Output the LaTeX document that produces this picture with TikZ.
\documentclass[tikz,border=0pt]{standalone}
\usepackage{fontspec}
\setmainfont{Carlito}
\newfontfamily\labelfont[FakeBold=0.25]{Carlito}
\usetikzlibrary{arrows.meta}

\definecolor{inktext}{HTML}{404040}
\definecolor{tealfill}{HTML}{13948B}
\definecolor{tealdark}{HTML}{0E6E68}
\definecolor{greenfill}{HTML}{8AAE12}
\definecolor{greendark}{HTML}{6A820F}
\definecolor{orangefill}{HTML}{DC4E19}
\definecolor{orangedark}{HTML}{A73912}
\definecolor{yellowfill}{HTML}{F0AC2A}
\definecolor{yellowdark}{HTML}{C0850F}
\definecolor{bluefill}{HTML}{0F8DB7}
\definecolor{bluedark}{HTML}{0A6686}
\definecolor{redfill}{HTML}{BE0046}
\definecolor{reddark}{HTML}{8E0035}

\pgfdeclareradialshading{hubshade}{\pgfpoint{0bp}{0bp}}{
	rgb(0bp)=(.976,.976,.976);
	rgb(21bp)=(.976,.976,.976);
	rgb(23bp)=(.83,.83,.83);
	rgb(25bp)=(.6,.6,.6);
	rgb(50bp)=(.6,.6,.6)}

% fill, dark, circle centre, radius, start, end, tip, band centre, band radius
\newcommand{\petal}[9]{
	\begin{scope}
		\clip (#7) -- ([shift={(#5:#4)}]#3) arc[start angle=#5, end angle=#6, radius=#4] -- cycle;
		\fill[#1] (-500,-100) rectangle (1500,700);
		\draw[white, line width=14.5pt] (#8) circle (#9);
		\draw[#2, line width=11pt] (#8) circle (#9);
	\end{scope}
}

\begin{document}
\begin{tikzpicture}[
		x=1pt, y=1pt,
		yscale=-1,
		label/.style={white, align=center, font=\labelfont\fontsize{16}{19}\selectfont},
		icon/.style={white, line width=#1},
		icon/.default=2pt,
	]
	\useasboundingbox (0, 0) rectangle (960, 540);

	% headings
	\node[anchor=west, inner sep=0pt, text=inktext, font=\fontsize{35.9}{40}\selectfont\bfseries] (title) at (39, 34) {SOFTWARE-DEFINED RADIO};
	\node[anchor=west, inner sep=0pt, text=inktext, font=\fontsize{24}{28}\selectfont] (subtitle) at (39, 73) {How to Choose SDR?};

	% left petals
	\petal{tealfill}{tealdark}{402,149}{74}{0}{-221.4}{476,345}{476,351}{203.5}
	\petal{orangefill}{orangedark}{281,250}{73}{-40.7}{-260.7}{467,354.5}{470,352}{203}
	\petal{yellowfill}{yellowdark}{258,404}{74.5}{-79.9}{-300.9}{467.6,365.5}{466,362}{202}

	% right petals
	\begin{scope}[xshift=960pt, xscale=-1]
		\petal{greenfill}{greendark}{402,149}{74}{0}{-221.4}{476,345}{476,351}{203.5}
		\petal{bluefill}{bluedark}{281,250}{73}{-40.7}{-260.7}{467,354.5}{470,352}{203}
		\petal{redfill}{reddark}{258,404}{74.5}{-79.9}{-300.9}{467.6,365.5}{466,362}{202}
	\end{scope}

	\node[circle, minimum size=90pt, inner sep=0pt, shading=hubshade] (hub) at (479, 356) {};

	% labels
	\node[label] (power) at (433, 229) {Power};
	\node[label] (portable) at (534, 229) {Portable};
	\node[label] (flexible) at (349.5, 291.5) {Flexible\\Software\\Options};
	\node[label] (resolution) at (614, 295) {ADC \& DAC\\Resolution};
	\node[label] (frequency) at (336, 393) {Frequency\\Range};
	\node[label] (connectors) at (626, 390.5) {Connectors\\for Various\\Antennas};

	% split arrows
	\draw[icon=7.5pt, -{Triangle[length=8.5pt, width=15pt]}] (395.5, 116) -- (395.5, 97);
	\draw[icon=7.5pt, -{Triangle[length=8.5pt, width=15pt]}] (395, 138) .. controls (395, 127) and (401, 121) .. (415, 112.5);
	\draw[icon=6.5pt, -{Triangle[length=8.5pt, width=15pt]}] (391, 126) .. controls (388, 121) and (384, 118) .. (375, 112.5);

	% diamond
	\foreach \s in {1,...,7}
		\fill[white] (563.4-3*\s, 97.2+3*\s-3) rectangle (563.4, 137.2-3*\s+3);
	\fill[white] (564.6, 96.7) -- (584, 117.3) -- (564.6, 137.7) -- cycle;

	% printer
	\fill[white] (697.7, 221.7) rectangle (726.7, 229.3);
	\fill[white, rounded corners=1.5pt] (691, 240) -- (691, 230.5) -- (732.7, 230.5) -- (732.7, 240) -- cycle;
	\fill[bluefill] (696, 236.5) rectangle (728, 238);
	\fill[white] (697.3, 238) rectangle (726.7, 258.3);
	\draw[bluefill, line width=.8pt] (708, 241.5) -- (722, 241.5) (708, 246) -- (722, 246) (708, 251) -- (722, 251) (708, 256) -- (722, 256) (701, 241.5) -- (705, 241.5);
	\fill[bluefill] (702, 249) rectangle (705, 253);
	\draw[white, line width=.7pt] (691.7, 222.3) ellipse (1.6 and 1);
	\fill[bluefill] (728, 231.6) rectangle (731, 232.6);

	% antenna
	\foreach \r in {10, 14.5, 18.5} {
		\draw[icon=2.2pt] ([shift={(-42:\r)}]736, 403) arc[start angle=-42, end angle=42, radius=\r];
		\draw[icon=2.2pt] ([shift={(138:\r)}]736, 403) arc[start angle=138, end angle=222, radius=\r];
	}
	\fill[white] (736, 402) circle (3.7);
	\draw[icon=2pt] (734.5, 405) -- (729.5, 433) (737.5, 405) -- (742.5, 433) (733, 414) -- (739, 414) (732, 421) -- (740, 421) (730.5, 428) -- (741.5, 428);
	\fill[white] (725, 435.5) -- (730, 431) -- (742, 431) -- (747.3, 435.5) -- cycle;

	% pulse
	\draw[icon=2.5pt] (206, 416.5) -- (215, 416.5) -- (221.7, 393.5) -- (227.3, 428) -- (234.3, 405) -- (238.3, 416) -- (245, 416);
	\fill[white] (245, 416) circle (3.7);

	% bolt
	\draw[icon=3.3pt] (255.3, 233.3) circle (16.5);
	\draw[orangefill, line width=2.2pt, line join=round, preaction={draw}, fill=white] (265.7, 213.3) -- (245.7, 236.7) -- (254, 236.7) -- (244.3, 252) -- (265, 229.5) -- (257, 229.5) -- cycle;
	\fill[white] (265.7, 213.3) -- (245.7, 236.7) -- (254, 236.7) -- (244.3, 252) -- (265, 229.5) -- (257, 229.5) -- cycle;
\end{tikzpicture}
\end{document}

****************

### What to do
Your task is to repeat the data exactly, with nothing left out.

### Answer for this exercise
Output the LaTeX document that produces this picture with TikZ.
\documentclass[tikz,border=0pt]{standalone}
\usepackage{fontspec}
\setmainfont{Carlito}
\newfontfamily\labelfont[FakeBold=0.25]{Carlito}
\usetikzlibrary{arrows.meta}

\definecolor{inktext}{HTML}{404040}
\definecolor{tealfill}{HTML}{13948B}
\definecolor{tealdark}{HTML}{0E6E68}
\definecolor{greenfill}{HTML}{8AAE12}
\definecolor{greendark}{HTML}{6A820F}
\definecolor{orangefill}{HTML}{DC4E19}
\definecolor{orangedark}{HTML}{A73912}
\definecolor{yellowfill}{HTML}{F0AC2A}
\definecolor{yellowdark}{HTML}{C0850F}
\definecolor{bluefill}{HTML}{0F8DB7}
\definecolor{bluedark}{HTML}{0A6686}
\definecolor{redfill}{HTML}{BE0046}
\definecolor{reddark}{HTML}{8E0035}

\pgfdeclareradialshading{hubshade}{\pgfpoint{0bp}{0bp}}{
	rgb(0bp)=(.976,.976,.976);
	rgb(21bp)=(.976,.976,.976);
	rgb(23bp)=(.83,.83,.83);
	rgb(25bp)=(.6,.6,.6);
	rgb(50bp)=(.6,.6,.6)}

% fill, dark, circle centre, radius, start, end, tip, band centre, band radius
\newcommand{\petal}[9]{
	\begin{scope}
		\clip (#7) -- ([shift={(#5:#4)}]#3) arc[start angle=#5, end angle=#6, radius=#4] -- cycle;
		\fill[#1] (-500,-100) rectangle (1500,700);
		\draw[white, line width=14.5pt] (#8) circle (#9);
		\draw[#2, line width=11pt] (#8) circle (#9);
	\end{scope}
}

\begin{document}
\begin{tikzpicture}[
		x=1pt, y=1pt,
		yscale=-1,
		label/.style={white, align=center, font=\labelfont\fontsize{16}{19}\selectfont},
		icon/.style={white, line width=#1},
		icon/.default=2pt,
	]
	\useasboundingbox (0, 0) rectangle (960, 540);

	% headings
	\node[anchor=west, inner sep=0pt, text=inktext, font=\fontsize{35.9}{40}\selectfont\bfseries] (title) at (39, 34) {SOFTWARE-DEFINED RADIO};
	\node[anchor=west, inner sep=0pt, text=inktext, font=\fontsize{24}{28}\selectfont] (subtitle) at (39, 73) {How to Choose SDR?};

	% left petals
	\petal{tealfill}{tealdark}{402,149}{74}{0}{-221.4}{476,345}{476,351}{203.5}
	\petal{orangefill}{orangedark}{281,250}{73}{-40.7}{-260.7}{467,354.5}{470,352}{203}
	\petal{yellowfill}{yellowdark}{258,404}{74.5}{-79.9}{-300.9}{467.6,365.5}{466,362}{202}

	% right petals
	\begin{scope}[xshift=960pt, xscale=-1]
		\petal{greenfill}{greendark}{402,149}{74}{0}{-221.4}{476,345}{476,351}{203.5}
		\petal{bluefill}{bluedark}{281,250}{73}{-40.7}{-260.7}{467,354.5}{470,352}{203}
		\petal{redfill}{reddark}{258,404}{74.5}{-79.9}{-300.9}{467.6,365.5}{466,362}{202}
	\end{scope}

	\node[circle, minimum size=90pt, inner sep=0pt, shading=hubshade] (hub) at (479, 356) {};

	% labels
	\node[label] (power) at (433, 229) {Power};
	\node[label] (portable) at (534, 229) {Portable};
	\node[label] (flexible) at (349.5, 291.5) {Flexible\\Software\\Options};
	\node[label] (resolution) at (614, 295) {ADC \& DAC\\Resolution};
	\node[label] (frequency) at (336, 393) {Frequency\\Range};
	\node[label] (connectors) at (626, 390.5) {Connectors\\for Various\\Antennas};

	% split arrows
	\draw[icon=7.5pt, -{Triangle[length=8.5pt, width=15pt]}] (395.5, 116) -- (395.5, 97);
	\draw[icon=7.5pt, -{Triangle[length=8.5pt, width=15pt]}] (395, 138) .. controls (395, 127) and (401, 121) .. (415, 112.5);
	\draw[icon=6.5pt, -{Triangle[length=8.5pt, width=15pt]}] (391, 126) .. controls (388, 121) and (384, 118) .. (375, 112.5);

	% diamond
	\foreach \s in {1,...,7}
		\fill[white] (563.4-3*\s, 97.2+3*\s-3) rectangle (563.4, 137.2-3*\s+3);
	\fill[white] (564.6, 96.7) -- (584, 117.3) -- (564.6, 137.7) -- cycle;

	% printer
	\fill[white] (697.7, 221.7) rectangle (726.7, 229.3);
	\fill[white, rounded corners=1.5pt] (691, 240) -- (691, 230.5) -- (732.7, 230.5) -- (732.7, 240) -- cycle;
	\fill[bluefill] (696, 236.5) rectangle (728, 238);
	\fill[white] (697.3, 238) rectangle (726.7, 258.3);
	\draw[bluefill, line width=.8pt] (708, 241.5) -- (722, 241.5) (708, 246) -- (722, 246) (708, 251) -- (722, 251) (708, 256) -- (722, 256) (701, 241.5) -- (705, 241.5);
	\fill[bluefill] (702, 249) rectangle (705, 253);
	\draw[white, line width=.7pt] (691.7, 222.3) ellipse (1.6 and 1);
	\fill[bluefill] (728, 231.6) rectangle (731, 232.6);

	% antenna
	\foreach \r in {10, 14.5, 18.5} {
		\draw[icon=2.2pt] ([shift={(-42:\r)}]736, 403) arc[start angle=-42, end angle=42, radius=\r];
		\draw[icon=2.2pt] ([shift={(138:\r)}]736, 403) arc[start angle=138, end angle=222, radius=\r];
	}
	\fill[white] (736, 402) circle (3.7);
	\draw[icon=2pt] (734.5, 405) -- (729.5, 433) (737.5, 405) -- (742.5, 433) (733, 414) -- (739, 414) (732, 421) -- (740, 421) (730.5, 428) -- (741.5, 428);
	\fill[white] (725, 435.5) -- (730, 431) -- (742, 431) -- (747.3, 435.5) -- cycle;

	% pulse
	\draw[icon=2.5pt] (206, 416.5) -- (215, 416.5) -- (221.7, 393.5) -- (227.3, 428) -- (234.3, 405) -- (238.3, 416) -- (245, 416);
	\fill[white] (245, 416) circle (3.7);

	% bolt
	\draw[icon=3.3pt] (255.3, 233.3) circle (16.5);
	\draw[orangefill, line width=2.2pt, line join=round, preaction={draw}, fill=white] (265.7, 213.3) -- (245.7, 236.7) -- (254, 236.7) -- (244.3, 252) -- (265, 229.5) -- (257, 229.5) -- cycle;
	\fill[white] (265.7, 213.3) -- (245.7, 236.7) -- (254, 236.7) -- (244.3, 252) -- (265, 229.5) -- (257, 229.5) -- cycle;
\end{tikzpicture}
\end{document}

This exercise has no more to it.